In the material below, list every line carrying the string "this".

#### Dataset rows:
begin

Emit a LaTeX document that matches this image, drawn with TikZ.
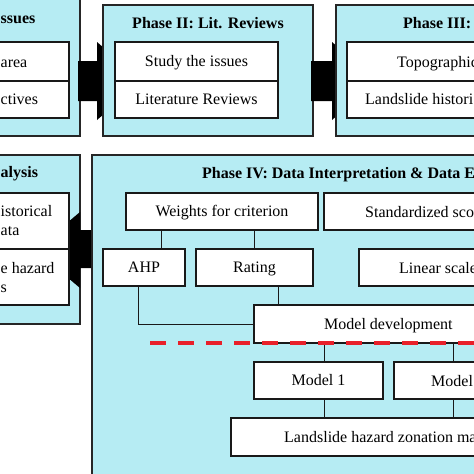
\documentclass[tikz,border=0pt]{standalone}
\usepackage{fontspec}
\setmainfont{Liberation Serif}
\usetikzlibrary{calc}
\definecolor{panelblue}{RGB}{182,236,243}
\definecolor{dashred}{RGB}{232,32,42}
\tikzset{
  panel/.style={draw=black!85, fill=panelblue, line width=1.3pt},
  box/.style={draw=black!90, fill=white, line width=1.2pt, inner sep=0pt,
    font=\fontsize{16}{19}\selectfont, text height=10.6pt, text depth=0pt},
  txt/.style={font=\fontsize{16}{19}\selectfont, inner sep=0pt},
  ttl/.style={font=\fontsize{16}{19}\selectfont\bfseries, inner sep=0pt},
  conn/.style={draw=black!90, line width=1pt},
  blockarrow/.style={fill=black}
}

\begin{document}
\begin{tikzpicture}[x=1pt,y=-1pt]
\useasboundingbox (0,0) rectangle (474,474);
\draw[panel] (-10,-10) rectangle (80,136);
\node[ttl, anchor=base west] (t1) at (0.5,23) {ssues};
\node[box, minimum width=109pt, minimum height=39pt] (b1a) at (14.5,61.5) {};
\node[box, minimum width=109pt, minimum height=37pt] (b1b) at (14.5,99.5) {};
\node[txt, anchor=base west] (s1a) at (0.5,67) {area};
\node[txt, anchor=base west] (s1b) at (0.5,104) {ctives};
\fill[blockarrow] (78,61) -- (97,61) -- (97,42) -- (142,81) -- (97,120) -- (97,101) -- (78,101) -- cycle;

\draw[panel] (103,5) rectangle (313,136);
\node[ttl, anchor=base] (t2) at (208,28) {Phase II: Lit. Reviews};
\node[box, minimum width=163pt, minimum height=39pt] (b2a) at (196.5,61.5) {Study the issues};
\node[box, minimum width=163pt, minimum height=37pt] (b2b) at (196.5,99.5) {Literature Reviews};
\fill[blockarrow] (311,61) -- (332,61) -- (332,42) -- (377,81) -- (332,120) -- (332,101) -- (311,101) -- cycle;

\draw[panel] (336,5) rectangle (490,136);
\node[ttl, anchor=base west] (t3) at (403,28) {Phase III:};
\node[box, minimum width=213pt, minimum height=39pt] (b3a) at (453.5,61.5) {};
\node[box, minimum width=213pt, minimum height=37pt] (b3b) at (453.5,99.5) {};
\node[txt, anchor=base west] (s3a) at (397,67) {Topographic};
\node[txt, anchor=base west] (s3b) at (365,104) {Landslide histori};

\draw[panel] (-10,155) rectangle (80,324);
\node[ttl, anchor=base west] (ta) at (0.5,177) {alysis};
\fill[blockarrow] (94,230) -- (80,230) -- (80,212) -- (35,250) -- (80,288) -- (80,268) -- (94,268) -- cycle;
\node[box, minimum width=109pt, minimum height=56pt] (baa) at (14.5,221) {};
\node[box, minimum width=109pt, minimum height=56pt] (bab) at (14.5,277) {};
\node[txt, anchor=base west] (saa1) at (0.5,216) {istorical};
\node[txt, anchor=base west] (saa2) at (0.5,235) {ata};
\node[txt, anchor=base west] (sab1) at (0.5,273) {e hazard};
\node[txt, anchor=base west] (sab2) at (0.5,292) {s};

\draw[panel] (92,155) rectangle (490,490);
\node[ttl, anchor=base west] (t4) at (202,178) {Phase IV: Data Interpretation \& Data E};
\node[box, minimum width=192pt, minimum height=37pt] (wts) at (222,211.5) {Weights for criterion};
\node[box, minimum width=236pt, minimum height=37pt] (std) at (442,211.5) {};
\node[txt, anchor=base west] (sstd) at (365,217) {Standardized sco};
\node[box, minimum width=82pt, minimum height=37pt] (ahp) at (144,267.5) {AHP};
\node[box, minimum width=117pt, minimum height=37pt] (rat) at (254.5,267.5) {Rating};
\node[box, minimum width=201pt, minimum height=37pt] (lin) at (459.5,267.5) {};
\node[txt, anchor=base west] (slin) at (399,273) {Linear scale};
\node[box, minimum width=306pt, minimum height=38pt] (mdev) at (407,324) {};
\node[txt, anchor=base west] (smdev) at (324,329.5) {Model development};
\node[box, minimum width=129pt, minimum height=37pt] (m1) at (318.5,380.5) {Model 1};
\node[box, minimum width=166pt, minimum height=37pt] (m2) at (477,380.5) {};
\node[txt, anchor=base west] (sm2) at (431,386) {Model};
\node[box, minimum width=329pt, minimum height=38pt] (lhz) at (395.5,437) {};
\node[txt, anchor=base west] (slhz) at (284,442) {Landslide hazard zonation ma};

\draw[conn] ([xshift=17pt]ahp.north) -- ([xshift=17pt]ahp.north |- wts.south);
\draw[conn] (rat.north) -- (rat.north |- wts.south);
\draw[conn] ([xshift=-6pt]ahp.south) |- (mdev.west);
\draw[conn] ([xshift=23.5pt]rat.south) -- ([xshift=23.5pt]rat.south |- mdev.north);
\draw[conn] ([xshift=5.5pt]m1.north) -- ([xshift=5.5pt]m1.north |- mdev.south);
\draw[conn] ([xshift=-24pt]m2.north) -- ([xshift=-24pt]m2.north |- mdev.south);
\draw[conn] ([xshift=5.5pt]m1.south) -- ([xshift=5.5pt]m1.south |- lhz.north);
\draw[conn] ([xshift=-24pt]m2.south) -- ([xshift=-24pt]m2.south |- lhz.north);
\draw[dashred, line width=3.5pt, dash pattern=on 16pt off 12pt] (150,343) -- (490,343);
\end{tikzpicture}
\end{document}
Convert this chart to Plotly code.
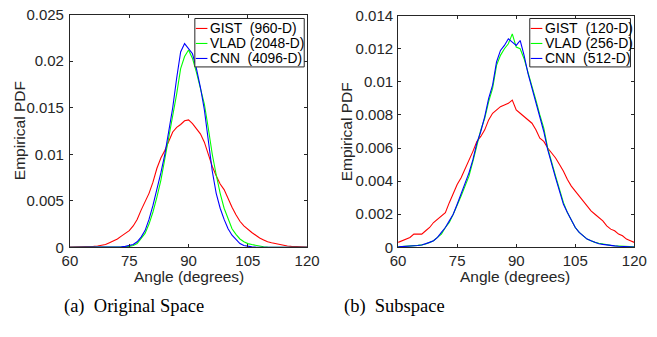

end

#### FINISHED EXERCISE:
Emit a LaTeX document that matches this image, drawn with TikZ.
Convert this chart to Plotly code.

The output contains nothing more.